We’re making good progress on accommodations for our upcoming trip to Italy (80 days!), having nailed down where we’re staying in Rome for the first few days (I’ll share that apartment soon!). We still need to find a place to stay in Florence, Siena, and somewhere in the Tuscan countryside between Florence and Rome (any suggestions, friends?), so naturally I’ve been devoting all of my energy into finding an apartment to rent in Paris for the last three days of the trip. Bien sûr. I’m nothing if not helpful and focused on the task at hand. We’re all set on the bookends of the trip now. After flirting with staying in the 7eme, close to the Musée Rodin, or in the 17eme near Ternes and Parc Monceau again, we couldn’t resist the siren call of Montmartre. I don’t even know why we tried fighting it. It’s where I lived for two months and where we stayed in 2013 when we got engaged. Jamal even stayed there on his own for a few days on a trip back from India. I would’ve loved to stay somewhere new, find a new little pocket of the city to explore. And we still will, but Montmartre will kind of always be our “home base” in Paris. And when we found this apartment? Well, the decision was made for us. It’s the perfect blend of modern and artist’s atelier. The windows! The raised dining room! The green tile in the kitchen! The floor tile in the kitchen! The lofted bedroom! I wonder how the owners would feel about us moving in indefinitely?

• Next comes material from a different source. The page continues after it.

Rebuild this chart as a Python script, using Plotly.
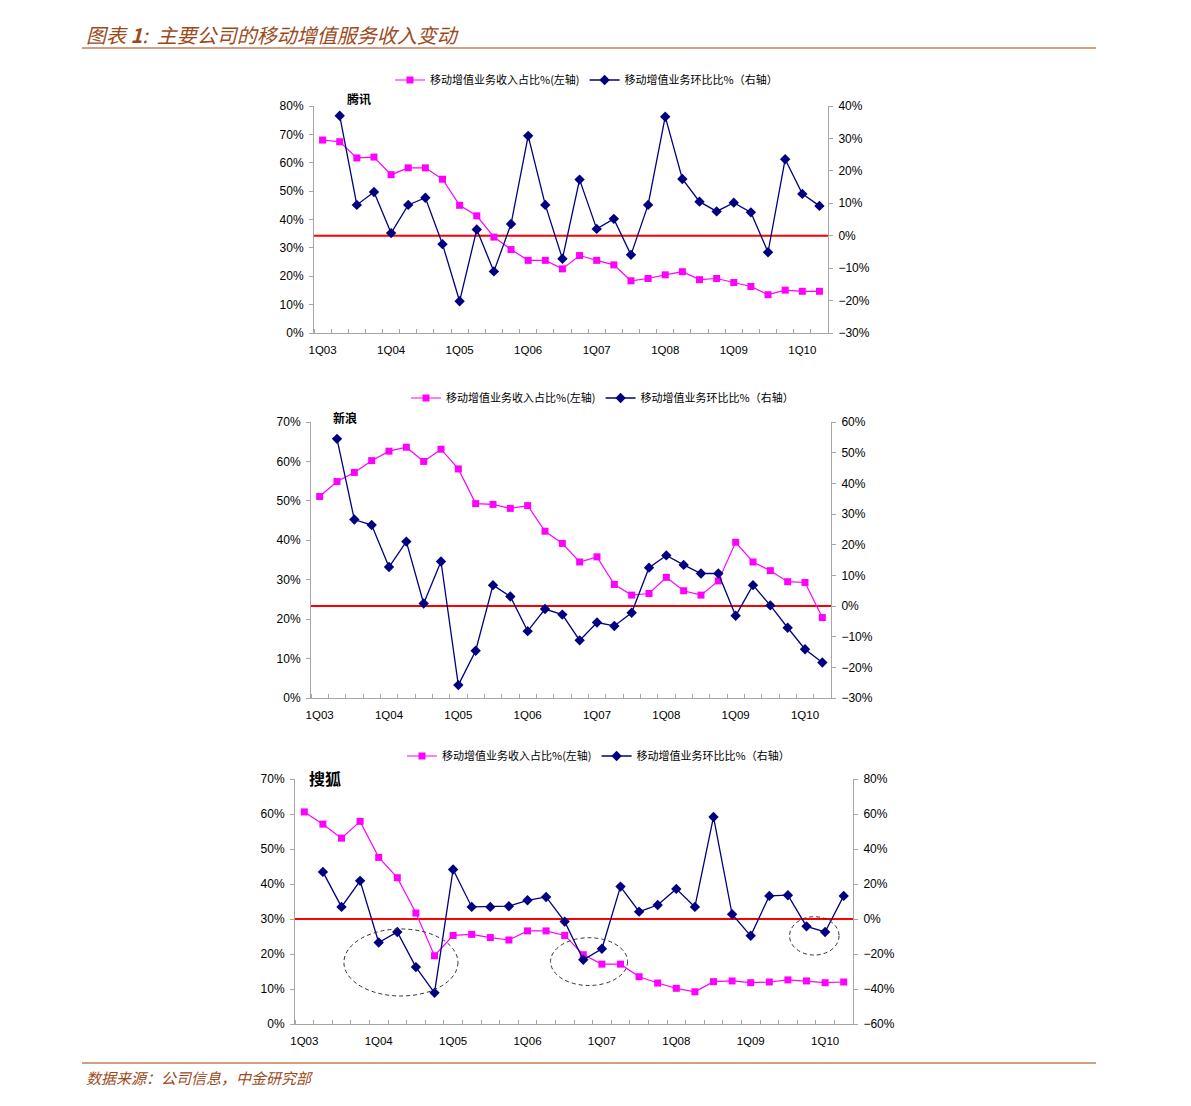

Doesn’t the term “apartment” denote something quaint and small? What’s more, “garden apartment” conjures visions of a precious little studio, facing an interior petit jardin, non? This maison —mansion, truly– defies the simplicity implied in the term “apartment,” for there is nothing simple or small about it (including, unfortunately, the €4.8M list price). Located in the 8eme arrondissement, the apartment boasts three bedrooms and two bathrooms, a separate “beautiful artiste workshop”, with original chevron floors throughout, and windows so large and so abundant I am at a loss for words. What truly took my breath away is that wonderful, decorative covered balcony with separate winding stairwell, inside the apartment. The current owners have made it a reading nook, which, if I’m not mistaken, is precisely how the Real Estate Gods intended it. I know there’s truth to the idea that happiness can only come from within, but I have to contend that it would be fairly unlikely to have a bad day in this place. The windows alone would ensure eternal joy. The listing ends with a one word sentence that most accurately describes this 4700ft² stunner: “Rare.” I’ll say.

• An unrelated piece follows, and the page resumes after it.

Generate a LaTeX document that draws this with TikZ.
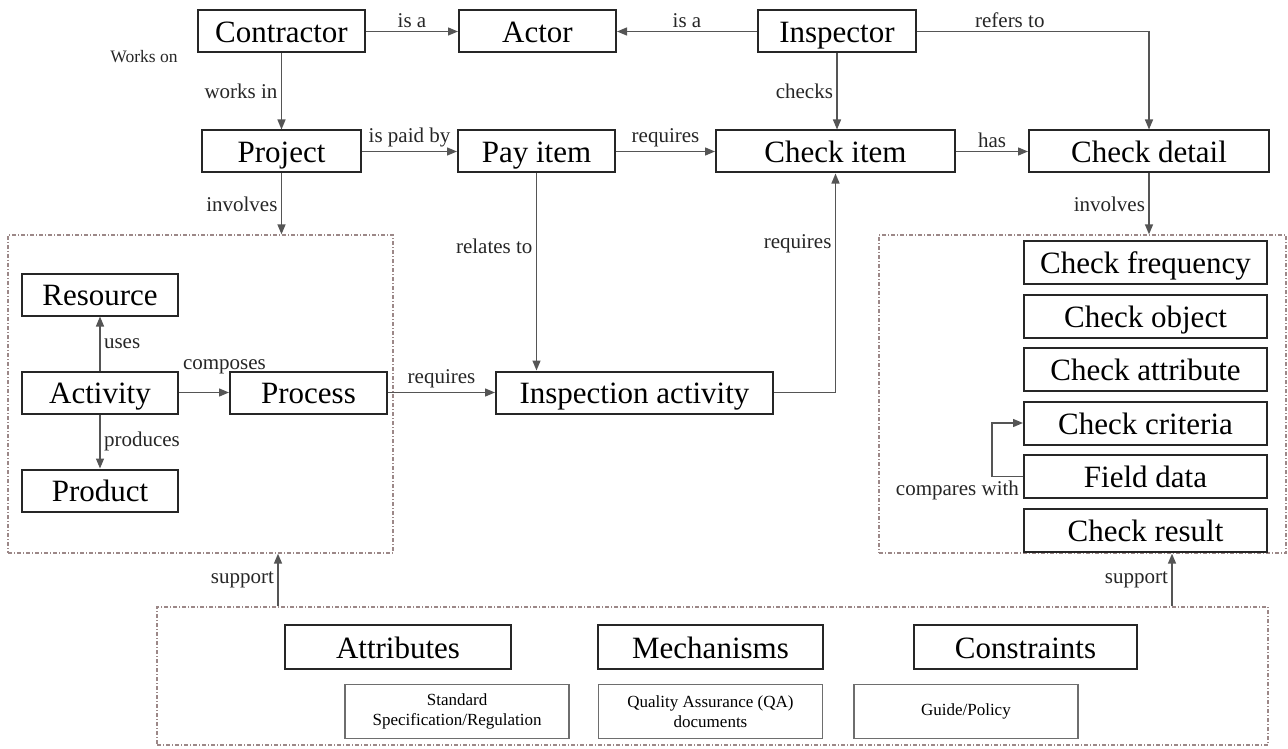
\documentclass[tikz,border=0pt]{standalone}
\usepackage{fontspec}
\setmainfont{Liberation Serif}
\usepackage{xcolor}
\usepackage{tikz}
\usetikzlibrary{arrows.meta, positioning}
\definecolor{cInk}{HTML}{262626}
\definecolor{cLine}{HTML}{555555}
\definecolor{cSoft}{HTML}{6E6E6E}
\definecolor{cFrame}{HTML}{9C8888}
\tikzset{
  concept/.style={rectangle, draw=cInk, line width=2pt, fill=white, align=center,
    font=\fontsize{31}{36}\selectfont, inner sep=0pt, minimum height=42pt, text height=24pt, text depth=2pt},
  item/.style={concept, minimum width=243pt, minimum height=43pt},
  source/.style={rectangle, draw=cSoft, line width=1.4pt, fill=white, align=center,
    font=\fontsize{17}{20}\selectfont, inner sep=0pt, minimum height=54pt, minimum width=224pt},
  frame/.style={rectangle, draw=cFrame, line width=1.3pt, dash pattern=on 4pt off 2pt on 1pt off 2pt, inner sep=0pt},
  flow/.style={-{Triangle[length=10pt, width=8pt]}, draw=cLine, line width=1.4pt},
  rel/.style={font=\fontsize{21}{25}\selectfont, text=cInk},
}

\begin{document}
\begin{tikzpicture}[x=1pt, y=-1pt]
\useasboundingbox (0,0) rectangle (1288,749);
% dashed areas
\node[frame, minimum width=385pt, minimum height=318pt] (procframe) at (200.5,394) {};
\node[frame, minimum width=407pt, minimum height=318pt] (detailframe) at (1082.5,394) {};
\node[frame, minimum width=1111pt, minimum height=138pt] (supframe) at (712.5,676) {};
% top rows
\node[concept, minimum width=167pt] (contractor) at (281.5,31.5) {Contractor};
\node[concept, minimum width=157pt, right=92pt of contractor] (actor) {Actor};
\node[concept, minimum width=158pt, right=140pt of actor] (inspector) {Inspector};
\node[concept, minimum width=159pt, below=76pt of contractor] (project) {Project};
\node[concept, minimum width=157pt, right=95pt of project] (payitem) {Pay item};
\node[concept, minimum width=239pt, right=99pt of payitem] (checkitem) {Check item};
\node[concept, minimum width=240pt, right=72pt of checkitem] (checkdetail) {Check detail};
\node[font=\fontsize{17.5}{20}\selectfont, text=cInk] (workson) at (144,57) {Works on};
% process area
\node[concept, minimum width=156pt] (activity) at (100,392.5) {Activity};
\node[concept, minimum width=156pt, above=54pt of activity] (resource) {Resource};
\node[concept, minimum width=156pt, below=54pt of activity] (product) {Product};
\node[concept, minimum width=157pt, right=50pt of activity] (process) {Process};
\node[concept, minimum width=277pt, right=107pt of process] (inspection) {Inspection activity};
% check detail column
\node[item] (cfreq) at (1145.5,262.5) {Check frequency};
\node[item, below=8.5pt of cfreq] (cobj) {Check object};
\node[item, below=8.5pt of cobj] (cattr) {Check attribute};
\node[item, below=8.5pt of cattr] (ccrit) {Check criteria};
\node[item, below=8.5pt of ccrit] (fdata) {Field data};
\node[item, below=8.5pt of fdata] (cresult) {Check result};
% support area
\node[concept, minimum width=226pt, minimum height=44pt] (attributes) at (398,647) {Attributes};
\node[concept, minimum width=225pt, minimum height=44pt, right=85pt of attributes] (mechanisms) {Mechanisms};
\node[concept, minimum width=223pt, minimum height=44pt, right=89pt of mechanisms] (constraints) {Constraints};
\node[source, below=14pt of mechanisms] (qadocs) {Quality Assurance (QA)\\ documents};
\node[source, left=28pt of qadocs] (stdspec) {Standard\\ Specification/Regulation};
\node[source, right=30pt of qadocs] (guide) {Guide/Policy};
\coordinate (lsup) at (278,0);
\coordinate (rsup) at (1172,0);
% relations
\draw[flow] (contractor) -- (actor) node[rel, midway, above] {is a};
\draw[flow] (inspector) -- (actor) node[rel, midway, above] {is a};
\draw[flow] (inspector) -| (checkdetail) node[rel, pos=0.2, above] {refers to};
\draw[flow] (contractor) -- (contractor |- project.north) node[rel, midway, left] {works in};
\draw[flow] (project) -- (payitem) node[rel, midway, above] {is paid by};
\draw[flow] (payitem) -- (checkitem) node[rel, midway, above] {requires};
\draw[flow] (inspector) -- (inspector |- checkitem.north) node[rel, midway, left] {checks};
\draw[flow] (checkitem) -- (checkdetail) node[rel, midway, above] {has};
\draw[flow] (project) -- (project |- procframe.north) node[rel, midway, left] {involves};
\draw[flow] (checkdetail) -- (checkdetail |- detailframe.north) node[rel, midway, left] {involves};
\draw[flow] (payitem) -- (payitem |- inspection.north) node[rel, pos=0.37, left] {relates to};
\draw[flow] (inspection) -| (checkitem) node[rel, pos=0.84, left] {requires};
\draw[flow] (process) -- (inspection) node[rel, midway, above] {requires};
\draw[flow] (activity) -- (resource) node[rel, midway, right] {uses};
\draw[flow] (activity) -- (process) node[rel, pos=0, above right, yshift=14pt] {composes};
\draw[flow] (activity) -- (product) node[rel, midway, right] {produces};
\draw[flow] (fdata.west) node[rel, below left] {compares with} -- ++(-31,0) |- (ccrit.west);
\draw[flow] (lsup |- supframe.north) -- (lsup |- procframe.south) node[rel, midway, left] {support};
\draw[flow] (rsup |- supframe.north) -- (rsup |- detailframe.south) node[rel, midway, left] {support};
\end{tikzpicture}
\end{document}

(Did anyone else catch the meat slicer in the dining room? Or were you too busy staring at that fantastic skylight?)
Admittedly, I haven’t spent much time in the 10eme, the neighborhood in central Paris that encompasses Canal Saint-Martin and Gare de L’Est. With the exception of our two trips to La Tête Dans Les Olives and an afternoon stroll around the Canal, my only other experience with the neighborhood comes from mostly ignoring its existence. Which sounds mean, I know, but it isn’t typically a must-see arrondissement in the city. It’s nestled south of Montmartre, and north of the hipper Marais, so the 10eme has sadly flown under my radar. It’s assuredly more local and quiet than the neighborhoods surrounding the major tourist spots elsewhere in Paris, but, as I learned when I saw this apartment for sale, equally as rife with resplendent real estate (say that three times fast). The detailed ceiling medallions, beautiful moldings, and unbelievable chevron floors in every room aren’t overshadowed by the more modern updates. That eat-in kitchen is the stuff of dreams, with the nook bookshelf and exaggerated floor lamp. I’d sort of assumed that apartments this classically detailed only existed in more storied neighborhoods, like the 7eme or the 17eme, but I stand happily corrected. The only downside? The price tag, bien sûr. (€1.390m. Oof.) Well, and that strange painting in the living room.